A Bulgarian researcher who now works in Salt Lake City says he has made a major discovery: cold fusion not only is real, but it can be used to cool objects as well as heat them.
The assertion is made by Kiril Chukanov, who left Sofia, Bulgaria, to work in a lab at Sunnyvale, Calif., and later migrated to Research Park at the University of Utah. Fusion Energy Applied Technology Inc., which sponsors his work, is a private company not affiliated with the U.Chukanov said he uses a special alloy and secret technology in his experiments. "I can produce energy from cold fusion every time," he said. "And this energy sometimes is very big."
Ever since former University of Utah researchers B. Stanley Pons and Martin Fleischmann announced in 1989 that they had discovered what came to be called "fusion in a jar" - using palladium, deuterium and other material to produce the nuclear energy that powers stars - researchers have been trying to duplicate the process. It remains one of the most-disputed claims in the recent history of science.

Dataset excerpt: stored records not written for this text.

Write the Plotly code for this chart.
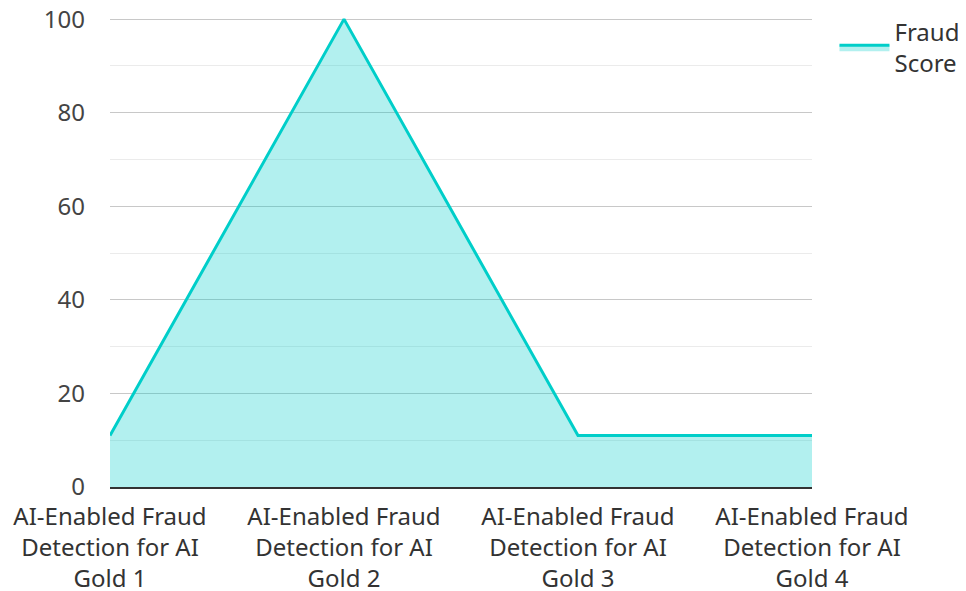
import plotly.graph_objects as go

categories = ["AI-Enabled Fraud<br>Detection for AI<br>Gold 1",
              "AI-Enabled Fraud<br>Detection for AI<br>Gold 2",
              "AI-Enabled Fraud<br>Detection for AI<br>Gold 3",
              "AI-Enabled Fraud<br>Detection for AI<br>Gold 4"]
fraud_score = [11, 100, 11, 11]
y_ticks = [0, 20, 40, 60, 80, 100]

fig = go.Figure()
fig.add_trace(go.Scatter(
    x=categories, y=fraud_score, mode="lines", name="Fraud<br>Score",
    fill="tozeroy", fillcolor="rgba(0,206,201,0.3)",
    line=dict(color="#00cec9", width=3),
))

fig.update_layout(
    width=966, height=591,
    margin=dict(l=102, r=162, t=9, b=112, autoexpand=False),
    paper_bgcolor="white", plot_bgcolor="white",
    font=dict(family="Noto Sans, Open Sans, sans-serif", size=24, color="#333333"),
    showlegend=True,
    legend=dict(x=1.032, y=1.016, xanchor="left", yanchor="top",
                font=dict(size=24, color="#333333"), itemwidth=50,
                bgcolor="rgba(0,0,0,0)"),
    xaxis=dict(range=[0, 3], showgrid=False, showline=True, linecolor="#333333",
               linewidth=2, ticks="", automargin=False, ticklabelstandoff=7,
               ticklabeloverflow="allow",
               tickfont=dict(size=24, color="#333333")),
    yaxis=dict(range=[0, 100.45], tickvals=y_ticks, showgrid=True, gridcolor="#c8c8c8",
               gridwidth=1, zeroline=False, showline=False, ticks="",
               ticklabelstandoff=24, automargin=False, ticklabeloverflow="allow",
               minor=dict(dtick=10, showgrid=True, gridcolor="#ebebeb", gridwidth=1),
               tickfont=dict(size=24, color="#444444")),
)

fig.write_html("out.html")
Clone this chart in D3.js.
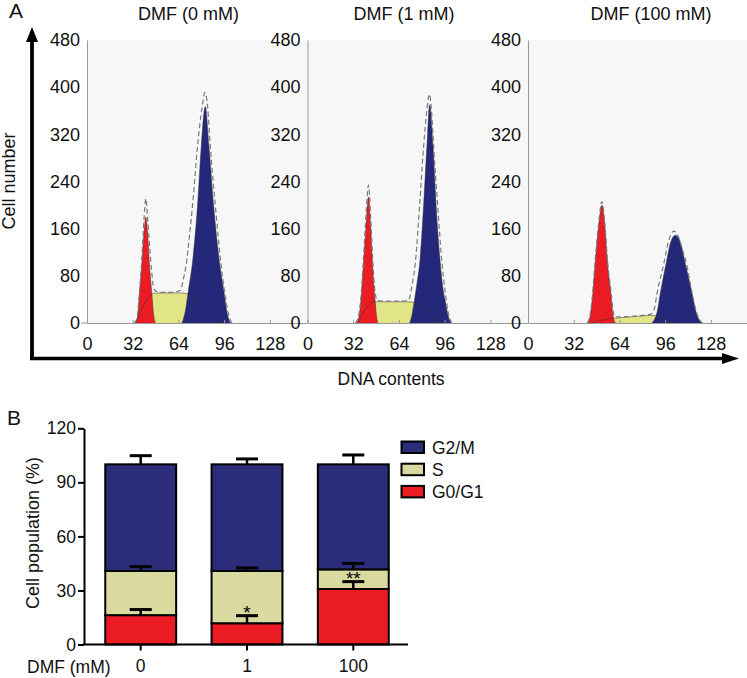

A focus of the dispute are claims and counterclaims about excess heat energy. Now Chukanov says he also gets cooling.
Chukanov says he uses "gas loading" to add hydrogen to his material. "Cold fusion can start a few minutes after the beginning of gas loading," while other researchers must wait days or weeks before noticing any effects.
"I can start cold fusion between a few minutes and a few hours, depending on the alloy," he said.
Some materials will release so much energy, Chukanov added, that an explosion results. "Solid metal becomes powder in a fraction of a second. The temperature of the alloy drops at the moment of the explosion."
It will drop by 15 to 20 degrees Celsius, while at the same time, the temperature of an object near the alloy will raise 20 to 40 degrees, he said. Chukanov provided a chart of rapid fluctuations in temperature from his experiment, with pulses going from 35 degrees Celsius to below zero within a minute or less.
"From this alloy comes forth a very powerful flow of charged protons, energy about a few kilo-electron-volts."
The charged particles released are absorbed by a light layer, so the process isn't dangerous, he said.
According to Chukanov, his experiments in the related field of ball lightning show that cold fusion is not a result of nuclear reactions, but the action of something called quantum boundaries. He said he has made major discoveries in ball lightning research.
Quantum boundaries, he said, force -atoms' protons to move within an alloy. "The hydrogen nucleus begins to move very fast," he said.
The result is a release of energy. "There is violation of the law of conservation of energy," he said. "Cold fusion can produce not only heat, but cold."
He said he made the discovery in his laboratory on Sept. 25. The technology, he believes, could be used to power a new type of refrigerator.
"I can at wish produce positive energy and negative energy, without any input power," he said. "This is very important: without any input power."
Chukanov's sparsely furnished laboratory is in the building once occupied by the National Cold Fusion Institute, 390 Wakara Way in Research Park. Although the institute is now defunct, the building still sports a big "NCFI" awning.
Inside, his wife worked at a word processor writing a report of his discoveries, to be forwarded to a fusion conference in Nagoya, Japan.
Chukanov showed off lab equipment hooked to a computer. Blocks of household wax, the type used to make paraffin seals for canning, are piled into walls about waist-high. The wax is to block neutrons released in one of his fusion chambers, which is in the center of the wax barricade.
"Inside there are four sensors that measure neutrons. All data are transmitted to this computer," he said. Among the forces measured is temperature, he said.
Chukanov flexed flat metallic disks and said these palladium segments are expensive, and their properties can be used up by fusion. However, he said, he has found a secret material that is much better and can start fusion quickly.
He showed a stack of small disks made of the secret material. They were magnetic and looked similar to the "super-strong rare-earth magnets" sold by Radio Shack at two for $1.49; they seemed to have the same gritty lead-like texture and color, and held together as if magnetic.
Showing a plastic bag of metallic powder, he said this was the result when material was pulverized in a fusion explosion.
According to Chukanov, cold fusion may be secondary someday to ball lightning as a source of usable energy.
"Ball lightning and cold fusion are the same phenomenon. This is new physics," he said.
"I discovered the quantum boundaries of the world, a new state of matter. If matter reaches these quantum boundaries, ordinary laws of physics are replaced by these quantum boundaries."